*Written exercise*
Set down the data below without change, skipping the pictures it holds.

*Information supplied*
*-*-*

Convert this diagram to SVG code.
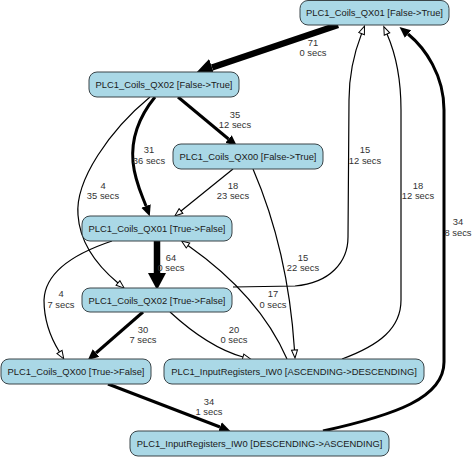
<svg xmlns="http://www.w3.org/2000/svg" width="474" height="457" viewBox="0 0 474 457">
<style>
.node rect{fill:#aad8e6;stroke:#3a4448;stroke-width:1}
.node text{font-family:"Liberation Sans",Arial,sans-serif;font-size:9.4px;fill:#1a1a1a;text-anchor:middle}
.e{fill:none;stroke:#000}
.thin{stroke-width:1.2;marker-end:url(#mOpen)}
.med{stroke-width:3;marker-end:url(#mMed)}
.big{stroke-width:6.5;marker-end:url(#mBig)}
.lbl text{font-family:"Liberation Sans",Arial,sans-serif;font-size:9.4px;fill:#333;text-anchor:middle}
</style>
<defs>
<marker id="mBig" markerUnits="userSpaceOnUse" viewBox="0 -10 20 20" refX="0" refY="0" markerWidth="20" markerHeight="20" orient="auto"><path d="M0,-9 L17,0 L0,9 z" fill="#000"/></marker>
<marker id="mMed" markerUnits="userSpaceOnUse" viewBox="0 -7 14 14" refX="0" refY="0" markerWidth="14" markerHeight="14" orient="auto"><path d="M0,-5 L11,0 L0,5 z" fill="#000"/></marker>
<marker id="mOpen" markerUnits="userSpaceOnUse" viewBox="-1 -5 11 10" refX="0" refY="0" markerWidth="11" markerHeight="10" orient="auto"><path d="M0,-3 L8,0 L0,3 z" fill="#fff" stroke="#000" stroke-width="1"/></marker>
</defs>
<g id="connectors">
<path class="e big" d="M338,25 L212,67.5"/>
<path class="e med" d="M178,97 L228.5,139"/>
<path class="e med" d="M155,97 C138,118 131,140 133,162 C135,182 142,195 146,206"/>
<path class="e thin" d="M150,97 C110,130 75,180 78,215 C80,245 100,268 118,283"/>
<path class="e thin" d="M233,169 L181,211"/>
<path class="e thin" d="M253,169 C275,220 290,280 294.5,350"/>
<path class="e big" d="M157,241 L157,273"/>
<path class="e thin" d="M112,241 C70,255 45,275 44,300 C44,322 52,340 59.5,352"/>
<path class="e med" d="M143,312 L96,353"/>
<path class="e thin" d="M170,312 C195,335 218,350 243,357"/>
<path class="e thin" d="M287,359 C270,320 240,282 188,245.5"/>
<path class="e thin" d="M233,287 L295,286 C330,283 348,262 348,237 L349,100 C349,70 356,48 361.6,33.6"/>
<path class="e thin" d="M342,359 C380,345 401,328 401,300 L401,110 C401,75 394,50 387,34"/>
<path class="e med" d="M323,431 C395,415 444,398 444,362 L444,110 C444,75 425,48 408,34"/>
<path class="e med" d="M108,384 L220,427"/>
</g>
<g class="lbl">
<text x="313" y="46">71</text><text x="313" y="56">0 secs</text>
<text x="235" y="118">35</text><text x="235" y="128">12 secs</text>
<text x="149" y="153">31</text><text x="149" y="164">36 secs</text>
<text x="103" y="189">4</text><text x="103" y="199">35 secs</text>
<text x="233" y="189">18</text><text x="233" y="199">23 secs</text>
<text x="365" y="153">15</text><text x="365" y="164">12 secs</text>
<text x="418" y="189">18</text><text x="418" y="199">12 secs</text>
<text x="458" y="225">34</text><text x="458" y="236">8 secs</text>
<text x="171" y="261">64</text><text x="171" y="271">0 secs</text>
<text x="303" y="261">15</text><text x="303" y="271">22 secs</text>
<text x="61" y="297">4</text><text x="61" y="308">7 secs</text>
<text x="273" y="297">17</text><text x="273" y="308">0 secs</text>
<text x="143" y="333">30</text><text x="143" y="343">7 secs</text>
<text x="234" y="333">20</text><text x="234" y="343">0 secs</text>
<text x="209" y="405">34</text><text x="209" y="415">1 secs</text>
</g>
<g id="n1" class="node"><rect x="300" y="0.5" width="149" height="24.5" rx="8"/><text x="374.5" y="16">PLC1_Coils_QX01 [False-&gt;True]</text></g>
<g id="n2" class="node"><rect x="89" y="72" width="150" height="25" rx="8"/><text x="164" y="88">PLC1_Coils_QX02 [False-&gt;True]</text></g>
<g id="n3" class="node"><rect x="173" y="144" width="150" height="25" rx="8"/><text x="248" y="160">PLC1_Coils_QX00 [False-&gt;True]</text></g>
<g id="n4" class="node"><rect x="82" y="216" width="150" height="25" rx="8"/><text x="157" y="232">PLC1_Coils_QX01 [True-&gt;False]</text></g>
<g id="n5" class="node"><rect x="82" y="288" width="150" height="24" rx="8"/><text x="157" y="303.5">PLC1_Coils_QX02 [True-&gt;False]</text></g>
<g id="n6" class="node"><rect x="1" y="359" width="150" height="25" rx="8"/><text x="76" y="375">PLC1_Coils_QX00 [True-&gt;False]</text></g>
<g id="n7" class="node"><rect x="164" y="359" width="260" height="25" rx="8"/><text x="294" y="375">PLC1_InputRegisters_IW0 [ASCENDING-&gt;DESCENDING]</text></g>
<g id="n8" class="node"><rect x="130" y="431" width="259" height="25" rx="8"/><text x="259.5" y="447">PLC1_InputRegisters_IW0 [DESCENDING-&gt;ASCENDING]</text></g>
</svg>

*-*-*

*The reply*
Convert this diagram to SVG code.
<svg xmlns="http://www.w3.org/2000/svg" width="474" height="457" viewBox="0 0 474 457">
<style>
.node rect{fill:#aad8e6;stroke:#3a4448;stroke-width:1}
.node text{font-family:"Liberation Sans",Arial,sans-serif;font-size:9.4px;fill:#1a1a1a;text-anchor:middle}
.e{fill:none;stroke:#000}
.thin{stroke-width:1.2;marker-end:url(#mOpen)}
.med{stroke-width:3;marker-end:url(#mMed)}
.big{stroke-width:6.5;marker-end:url(#mBig)}
.lbl text{font-family:"Liberation Sans",Arial,sans-serif;font-size:9.4px;fill:#333;text-anchor:middle}
</style>
<defs>
<marker id="mBig" markerUnits="userSpaceOnUse" viewBox="0 -10 20 20" refX="0" refY="0" markerWidth="20" markerHeight="20" orient="auto"><path d="M0,-9 L17,0 L0,9 z" fill="#000"/></marker>
<marker id="mMed" markerUnits="userSpaceOnUse" viewBox="0 -7 14 14" refX="0" refY="0" markerWidth="14" markerHeight="14" orient="auto"><path d="M0,-5 L11,0 L0,5 z" fill="#000"/></marker>
<marker id="mOpen" markerUnits="userSpaceOnUse" viewBox="-1 -5 11 10" refX="0" refY="0" markerWidth="11" markerHeight="10" orient="auto"><path d="M0,-3 L8,0 L0,3 z" fill="#fff" stroke="#000" stroke-width="1"/></marker>
</defs>
<g id="connectors">
<path class="e big" d="M338,25 L212,67.5"/>
<path class="e med" d="M178,97 L228.5,139"/>
<path class="e med" d="M155,97 C138,118 131,140 133,162 C135,182 142,195 146,206"/>
<path class="e thin" d="M150,97 C110,130 75,180 78,215 C80,245 100,268 118,283"/>
<path class="e thin" d="M233,169 L181,211"/>
<path class="e thin" d="M253,169 C275,220 290,280 294.5,350"/>
<path class="e big" d="M157,241 L157,273"/>
<path class="e thin" d="M112,241 C70,255 45,275 44,300 C44,322 52,340 59.5,352"/>
<path class="e med" d="M143,312 L96,353"/>
<path class="e thin" d="M170,312 C195,335 218,350 243,357"/>
<path class="e thin" d="M287,359 C270,320 240,282 188,245.5"/>
<path class="e thin" d="M233,287 L295,286 C330,283 348,262 348,237 L349,100 C349,70 356,48 361.6,33.6"/>
<path class="e thin" d="M342,359 C380,345 401,328 401,300 L401,110 C401,75 394,50 387,34"/>
<path class="e med" d="M323,431 C395,415 444,398 444,362 L444,110 C444,75 425,48 408,34"/>
<path class="e med" d="M108,384 L220,427"/>
</g>
<g class="lbl">
<text x="313" y="46">71</text><text x="313" y="56">0 secs</text>
<text x="235" y="118">35</text><text x="235" y="128">12 secs</text>
<text x="149" y="153">31</text><text x="149" y="164">36 secs</text>
<text x="103" y="189">4</text><text x="103" y="199">35 secs</text>
<text x="233" y="189">18</text><text x="233" y="199">23 secs</text>
<text x="365" y="153">15</text><text x="365" y="164">12 secs</text>
<text x="418" y="189">18</text><text x="418" y="199">12 secs</text>
<text x="458" y="225">34</text><text x="458" y="236">8 secs</text>
<text x="171" y="261">64</text><text x="171" y="271">0 secs</text>
<text x="303" y="261">15</text><text x="303" y="271">22 secs</text>
<text x="61" y="297">4</text><text x="61" y="308">7 secs</text>
<text x="273" y="297">17</text><text x="273" y="308">0 secs</text>
<text x="143" y="333">30</text><text x="143" y="343">7 secs</text>
<text x="234" y="333">20</text><text x="234" y="343">0 secs</text>
<text x="209" y="405">34</text><text x="209" y="415">1 secs</text>
</g>
<g id="n1" class="node"><rect x="300" y="0.5" width="149" height="24.5" rx="8"/><text x="374.5" y="16">PLC1_Coils_QX01 [False-&gt;True]</text></g>
<g id="n2" class="node"><rect x="89" y="72" width="150" height="25" rx="8"/><text x="164" y="88">PLC1_Coils_QX02 [False-&gt;True]</text></g>
<g id="n3" class="node"><rect x="173" y="144" width="150" height="25" rx="8"/><text x="248" y="160">PLC1_Coils_QX00 [False-&gt;True]</text></g>
<g id="n4" class="node"><rect x="82" y="216" width="150" height="25" rx="8"/><text x="157" y="232">PLC1_Coils_QX01 [True-&gt;False]</text></g>
<g id="n5" class="node"><rect x="82" y="288" width="150" height="24" rx="8"/><text x="157" y="303.5">PLC1_Coils_QX02 [True-&gt;False]</text></g>
<g id="n6" class="node"><rect x="1" y="359" width="150" height="25" rx="8"/><text x="76" y="375">PLC1_Coils_QX00 [True-&gt;False]</text></g>
<g id="n7" class="node"><rect x="164" y="359" width="260" height="25" rx="8"/><text x="294" y="375">PLC1_InputRegisters_IW0 [ASCENDING-&gt;DESCENDING]</text></g>
<g id="n8" class="node"><rect x="130" y="431" width="259" height="25" rx="8"/><text x="259.5" y="447">PLC1_InputRegisters_IW0 [DESCENDING-&gt;ASCENDING]</text></g>
</svg>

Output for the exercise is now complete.